• **Directions for this task**:
Below, find the line containing "Give me the" and the line containing "import * as"; reproduce exactly those two and every line between them, omitting pictures.

Rows from a dataset of charts and code:

§ §

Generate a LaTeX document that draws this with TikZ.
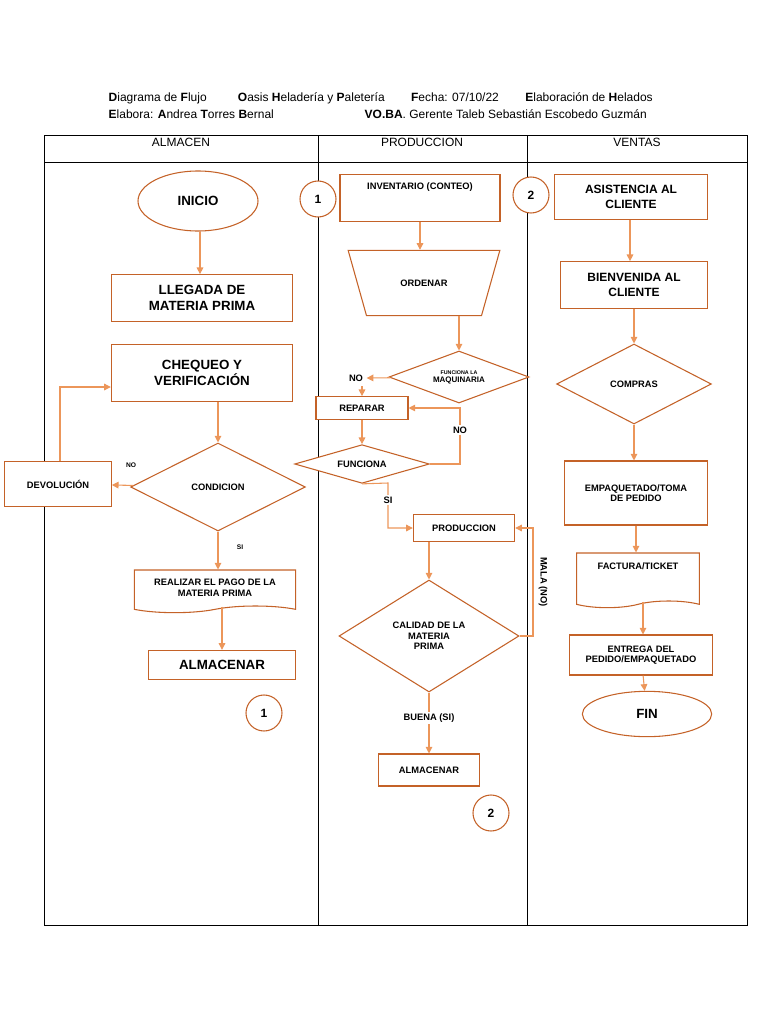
\documentclass[tikz,border=0pt]{standalone}
\usepackage{fontspec}
\setmainfont{Liberation Sans}
\usetikzlibrary{shapes.geometric,shapes.symbols,arrows.meta}
\definecolor{orng}{RGB}{196,98,40}
\definecolor{lorng}{RGB}{236,150,90}
\tikzset{
  box/.style={draw=orng,thick,fill=white,align=center,font=\bfseries\footnotesize,inner sep=1pt},
  dia/.style={draw=orng,thick,fill=white,diamond,aspect=2,align=center,font=\bfseries\scriptsize,inner sep=0pt},
  doc/.style={draw=orng,thick,fill=white,tape,tape bend top=none,align=center,font=\bfseries\scriptsize},
  circ/.style={draw=orng,thick,fill=white,circle,minimum size=27pt,font=\bfseries\small},
  arr/.style={draw=lorng,thick,-{Triangle[length=5pt,width=5pt]}},
  lbl/.style={font=\bfseries\scriptsize,fill=white,inner sep=1pt}
}
\begin{document}
\begin{tikzpicture}[x=0.75pt,y=-0.75pt]
      \useasboundingbox (0,0) rectangle (768,1024);
      % encabezado
      \node[anchor=west,font=\small] at (104,98) {\textbf{D}iagrama de \textbf{F}lujo\hspace{2.6em}\textbf{O}asis \textbf{H}eladería y \textbf{P}aletería\hspace{2.2em}\textbf{F}echa: 07/10/22\hspace{2.2em}\textbf{E}laboración de \textbf{H}elados};
      \node[anchor=west,font=\small] at (104,114) {\textbf{E}labora: \textbf{A}ndrea \textbf{T}orres \textbf{B}ernal};
      \node[anchor=west,font=\small] at (360,114) {\textbf{VO.BA}. Gerente Taleb Sebastián Escobedo Guzmán};
      % carriles
      \draw (44,135) rectangle (747,925);
      \draw (44,162) -- (747,162);
      \draw (318,135) -- (318,925);
      \draw (527,135) -- (527,925);
      \node[font=\small] at (181,142) {ALMACEN};
      \node[font=\small] at (422,142) {PRODUCCION};
      \node[font=\small] at (637,142) {VENTAS};
      % almacen
      \node[draw=orng,thick,ellipse,minimum width=90pt,minimum height=45pt,font=\bfseries\normalsize] (inicio) at (198,201) {INICIO};
      \node[box,minimum width=136pt,minimum height=35pt,font=\bfseries\normalsize] (llegada) at (202,298) {LLEGADA DE\\MATERIA PRIMA};
      \node[box,minimum width=136pt,minimum height=43pt,font=\bfseries\normalsize] (chequeo) at (202,373) {CHEQUEO Y\\VERIFICACIÓN};
      \node[dia,minimum width=131pt,minimum height=66pt] (condicion) at (218,487) {CONDICION};
      \node[box,minimum width=80pt,minimum height=34pt,font=\bfseries\scriptsize] (devol) at (58,484) {DEVOLUCIÓN};
      \node[doc,minimum width=121pt,minimum height=32pt] (pago) at (215,588) {REALIZAR EL PAGO DE LA\\MATERIA PRIMA};
      \node[box,minimum width=110pt,minimum height=22pt,font=\bfseries\normalsize] (alm1) at (222,665) {ALMACENAR};
      \node[circ] (c1a) at (264,713) {1};
      \draw[arr] (inicio.south -| 200,0) -- (llegada.north -| 200,0);
      \draw[arr] (chequeo.south -| condicion) -- (condicion);
      \draw[arr] (condicion) -- (devol);
      \draw[arr] (devol.north -| 60,0) |- (chequeo.west |- 0,387);
      \draw[arr] (condicion) -- (pago.north -| condicion);
      \draw[arr] (pago.south -| alm1) -- (alm1);
      \node[font=\bfseries\tiny] (no1) at (131,465) {NO};
      \node[font=\bfseries\tiny] (si1) at (240,547) {SI};
      % produccion
      \node[circ] (c1b) at (318,199) {1};
      \node[box,minimum width=120pt,minimum height=35pt,font=\bfseries\scriptsize,text depth=18pt] (inv) at (420,198) {INVENTARIO (CONTEO)};
      \node[draw=orng,thick,trapezium,shape border rotate=180,trapezium stretches=true,minimum width=114pt,minimum height=49pt,font=\bfseries\scriptsize] (ordenar) at (424,283) {ORDENAR};
      \node[dia,minimum width=105pt,minimum height=39pt] (maq) at (459,377) {{\fontsize{4}{5}\selectfont FUNCIONA LA}\\[-2pt]{\fontsize{6}{7}\selectfont MAQUINARIA}};
      \coordinate (pno) at (356,378);
      \node[box,minimum width=69pt,minimum height=17pt,font=\bfseries\scriptsize] (reparar) at (362,408) {REPARAR};
      \node[dia,minimum width=101pt,minimum height=29pt] (funciona) at (362,464) {FUNCIONA};
      \node[box,minimum width=76pt,minimum height=20pt,font=\bfseries\scriptsize] (prod) at (464,528) {PRODUCCION};
      \node[dia,minimum width=135pt,minimum height=84pt] (calidad) at (429,636) {CALIDAD DE LA\\MATERIA\\PRIMA};
      \node[box,minimum width=76pt,minimum height=24pt,font=\bfseries\scriptsize] (alm2) at (429,770) {ALMACENAR};
      \node[circ] (c2a) at (491,813) {2};
      \draw[arr] (inv) -- (ordenar.north -| inv);
      \draw[arr] (ordenar.south -| maq) -- (maq);
      \draw[arr] (maq) -- ([xshift=8pt]pno);
      \draw[arr] ([yshift=-6pt]pno -| reparar) -- (reparar);
      \draw[arr] (reparar) -- (funciona);
      \draw[arr] (funciona.east) -- (460,464) |- (reparar.east);
      \draw[arr] (funciona.south) -- (388,483) |- (prod.west);
      \draw[arr] (prod.south -| calidad) -- (calidad);
      \draw[arr] (calidad.east) -- (533,636) |- (prod.east);
      \draw[arr] (calidad) -- (alm2);
      \node[lbl] (no2) at (pno) {NO};
      \node[lbl] (no3) at (460,430) {NO};
      \node[lbl] (si2) at (388,500) {SI};
      \node[lbl,rotate=-90] (mala) at (543,582) {MALA (NO)};
      \node[lbl] (buena) at (429,718) {BUENA (SI)};
      % ventas
      \node[circ] (c2b) at (531,195) {2};
      \node[box,minimum width=115pt,minimum height=34pt,font=\bfseries\small] (asist) at (631,197) {ASISTENCIA AL\\CLIENTE};
      \node[box,minimum width=110pt,minimum height=35pt,font=\bfseries\small] (bienv) at (634,285) {BIENVENIDA AL\\CLIENTE};
      \node[dia,minimum width=116pt,minimum height=60pt] (compras) at (634,384) {COMPRAS};
      \node[box,minimum width=107pt,minimum height=48pt,font=\bfseries\scriptsize] (empaq) at (636,493) {EMPAQUETADO/TOMA\\DE PEDIDO};
      \node[doc,minimum width=92pt,minimum height=41pt] (factura) at (638,577) {FACTURA/TICKET\\[8pt]};
      \node[box,minimum width=107pt,minimum height=30pt,font=\bfseries\scriptsize] (entrega) at (641,655) {ENTREGA DEL\\PEDIDO/EMPAQUETADO};
      \node[draw=orng,thick,ellipse,minimum width=97pt,minimum height=34pt,font=\bfseries\normalsize] (fin) at (647,714) {FIN};
      \draw[arr] (asist.south -| 630,0) -- (bienv.north -| 630,0);
      \draw[arr] (bienv.south -| compras) -- (compras);
      \draw[arr] (compras) -- (empaq.north -| compras);
      \draw[arr] (empaq.south -| 636,0) -- (factura.north -| 636,0);
      \draw[arr] (factura.south -| 643,0) -- (entrega.north -| 643,0);
      \draw[arr] (entrega) -- (fin);
\end{tikzpicture}
\end{document}
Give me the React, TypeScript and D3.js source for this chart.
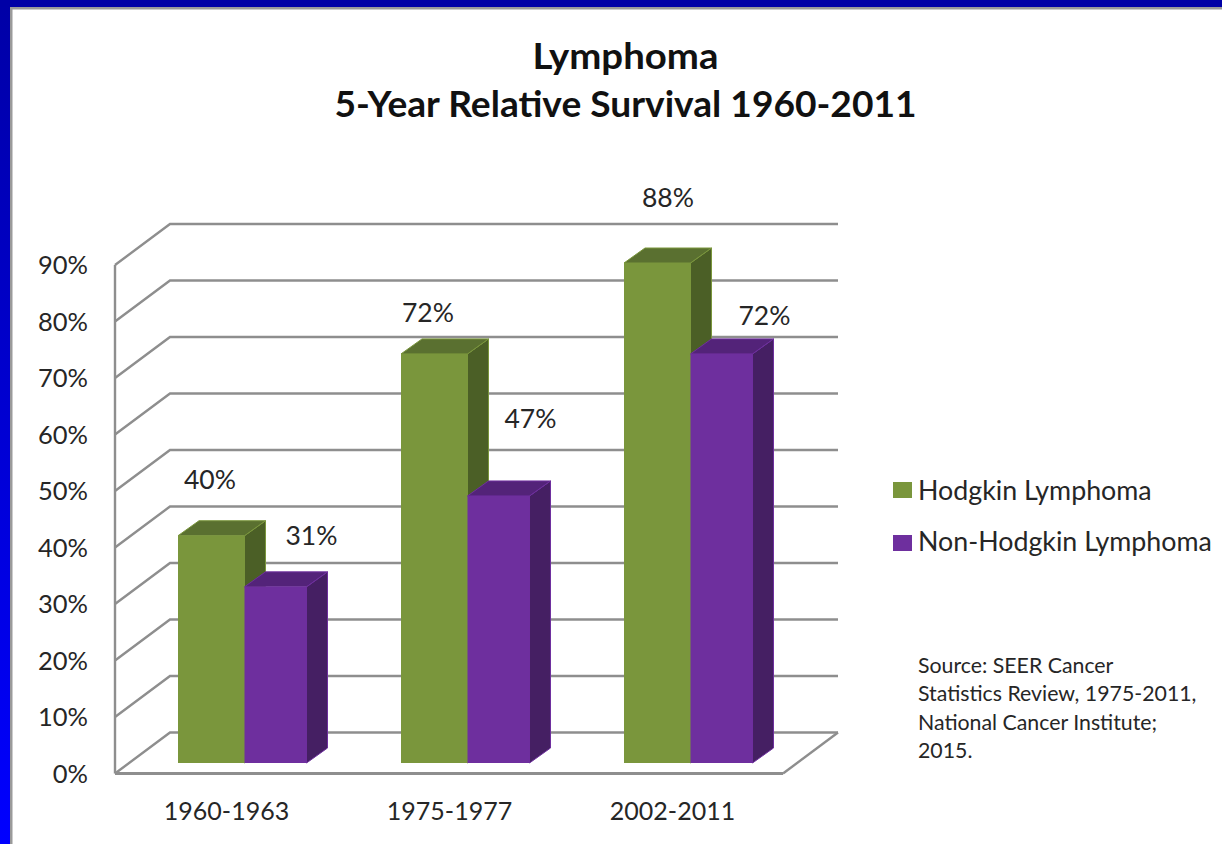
import React from "react";
import * as d3 from "d3";

// Survival percentages by diagnosis period
const periods = ["1960-1963", "1975-1977", "2002-2011"];
const hodgkin = [40, 72, 88];
const nonHodgkin = [31, 47, 72];
const seriesNames = ["Hodgkin Lymphoma", "Non-Hodgkin Lymphoma"];
const yTicks = [0, 10, 20, 30, 40, 50, 60, 70, 80, 90];
const titleLines = ["Lymphoma", "5-Year Relative Survival 1960-2011"];
const titleWidths = [186, 582];
const sourceLines = [
  "Source: SEER Cancer",
  "Statistics Review, 1975-2011,",
  "National Cancer Institute;",
  "2015.",
];

// Hand-placed value labels, as offsets from each bar's left edge and top
const hodgkinLabelOffset = [[32, -47], [27, -32], [44, -56]];
const nonHodgkinLabelOffset = [[67, -42], [63, -68], [74, -29]];

const FONT = "Lato, 'Open Sans', sans-serif";
const INK = "#262626";
const GRID = "#8e8e8e";
const WIDTH = 1222;
const HEIGHT = 844;

// Front plane of the 3D axis; the back wall is shifted by a fixed depth
const frontX = 115;
const floorRight = 783;
const depthX = 55;
const depthY = -41;
const yAxis = d3.scaleLinear().domain([0, 90]).range([773.5, 265]);

// Bars stand slightly inside the floor, with their own vertical scale
const yBar = d3.scaleLinear().domain([0, 88]).range([763, 263]);
const xGroup = d3.scaleBand().domain(periods).range([178, 847]).paddingInner(0).paddingOuter(0);
const greenWidth = 66.5;
const purpleWidth = 62;
const barDx = 21;
const barDy = -15;

const pts = (p: number[][]) => p.map((q) => q.join(",")).join(" ");

function Bar({ x, width, top, colors }: { x: number; width: number; top: number; colors: string[] }) {
  const base = yBar(0);
  return (
    <g>
      <polygon
        points={pts([[x + width, top], [x + width + barDx, top + barDy], [x + width + barDx, base + barDy], [x + width, base]])}
        fill={colors[2]}
        stroke={colors[0]}
        strokeWidth={1}
      />
      <polygon
        points={pts([[x, top], [x + barDx, top + barDy], [x + width + barDx, top + barDy], [x + width, top]])}
        fill={colors[1]}
        stroke={colors[0]}
        strokeWidth={1}
      />
      <rect x={x} y={top} width={width} height={base - top} fill={colors[0]} />
    </g>
  );
}

const greenShades = ["#7a963c", "#5a7030", "#4b5f26"];
const purpleShades = ["#6e2f9e", "#532379", "#451f63"];

export default function App() {
  return (
    <svg
      width={WIDTH}
      height={HEIGHT}
      viewBox={`0 0 ${WIDTH} ${HEIGHT}`}
      style={{ position: "absolute", left: 0, top: 0, display: "block", fontFamily: FONT }}
    >
      <defs>
        <linearGradient id="frame" x1="0" y1="0" x2="0" y2="1">
          <stop offset="0" stopColor="#0000a6" />
          <stop offset="1" stopColor="#0000ff" />
        </linearGradient>
      </defs>
      <rect width={WIDTH} height={HEIGHT} fill="#ffffff" />
      <rect width={10} height={HEIGHT} fill="url(#frame)" />
      <rect width={WIDTH} height={7} fill="#0000a6" />
      <rect x={10} y={7} width={WIDTH - 10} height={2.5} fill="#9a9a9a" />
      <rect x={10} y={7} width={2.5} height={HEIGHT - 7} fill="#9a9a9a" />

      {titleLines.map((t, i) => (
        <text
          key={t}
          x={625.5}
          y={69 + i * 48}
          textAnchor="middle"
          fontSize={37}
          fontWeight={700}
          fill="#111111"
          textLength={titleWidths[i]}
          lengthAdjust="spacingAndGlyphs"
        >
          {t}
        </text>
      ))}

      {/* Back wall grid and its connections to the front axis */}
      <g stroke={GRID} strokeWidth={2.4} fill="none">
        {yTicks.map((t) => (
          <polyline
            key={t}
            points={pts([[frontX, yAxis(t)], [frontX + depthX, yAxis(t) + depthY], [838, yAxis(t) + depthY]])}
          />
        ))}
        <line x1={frontX} x2={frontX} y1={yAxis(90)} y2={yAxis(0)} />
        <line x1={frontX} x2={floorRight} y1={yAxis(0)} y2={yAxis(0)} strokeWidth={3} />
        <line x1={floorRight} x2={floorRight + depthX} y1={yAxis(0)} y2={yAxis(0) + depthY} />
      </g>

      {yTicks.map((t) => (
        <text key={t} x={88} y={yAxis(t) + 9} textAnchor="end" fontSize={25.5} fill={INK}>
          {`${t}%`}
        </text>
      ))}

      {periods.map((p, i) => {
        const x = xGroup(p) as number;
        const gTop = yBar(hodgkin[i]);
        const pTop = yBar(nonHodgkin[i]);
        return (
          <g key={p}>
            <Bar x={x} width={greenWidth} top={gTop} colors={greenShades} />
            <Bar x={x + greenWidth} width={purpleWidth} top={pTop} colors={purpleShades} />
            <text x={x + hodgkinLabelOffset[i][0]} y={gTop + hodgkinLabelOffset[i][1]} textAnchor="middle" fontSize={26.5} fill={INK}>
              {`${hodgkin[i]}%`}
            </text>
            <text x={x + nonHodgkinLabelOffset[i][0] + greenWidth} y={pTop + nonHodgkinLabelOffset[i][1]} textAnchor="middle" fontSize={26.5} fill={INK}>
              {`${nonHodgkin[i]}%`}
            </text>
            <text x={x + 48.5} y={820} textAnchor="middle" fontSize={25} fill={INK}>
              {p}
            </text>
          </g>
        );
      })}

      {seriesNames.map((name, i) => (
        <g key={name}>
          <rect x={893} y={482 + i * 53} width={19} height={16} fill={i === 0 ? greenShades[0] : purpleShades[0]} />
          <text x={918} y={500 + i * 51} fontSize={26.8} fill={INK}>
            {name}
          </text>
        </g>
      ))}

      {sourceLines.map((line, i) => (
        <text key={line} x={918} y={673 + i * 28.3} fontSize={21.3} fill={INK}>
          {line}
        </text>
      ))}
    </svg>
  );
}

§ §

• **Solution for this exercise**:
Give me the React, TypeScript and D3.js source for this chart.
import React from "react";
import * as d3 from "d3";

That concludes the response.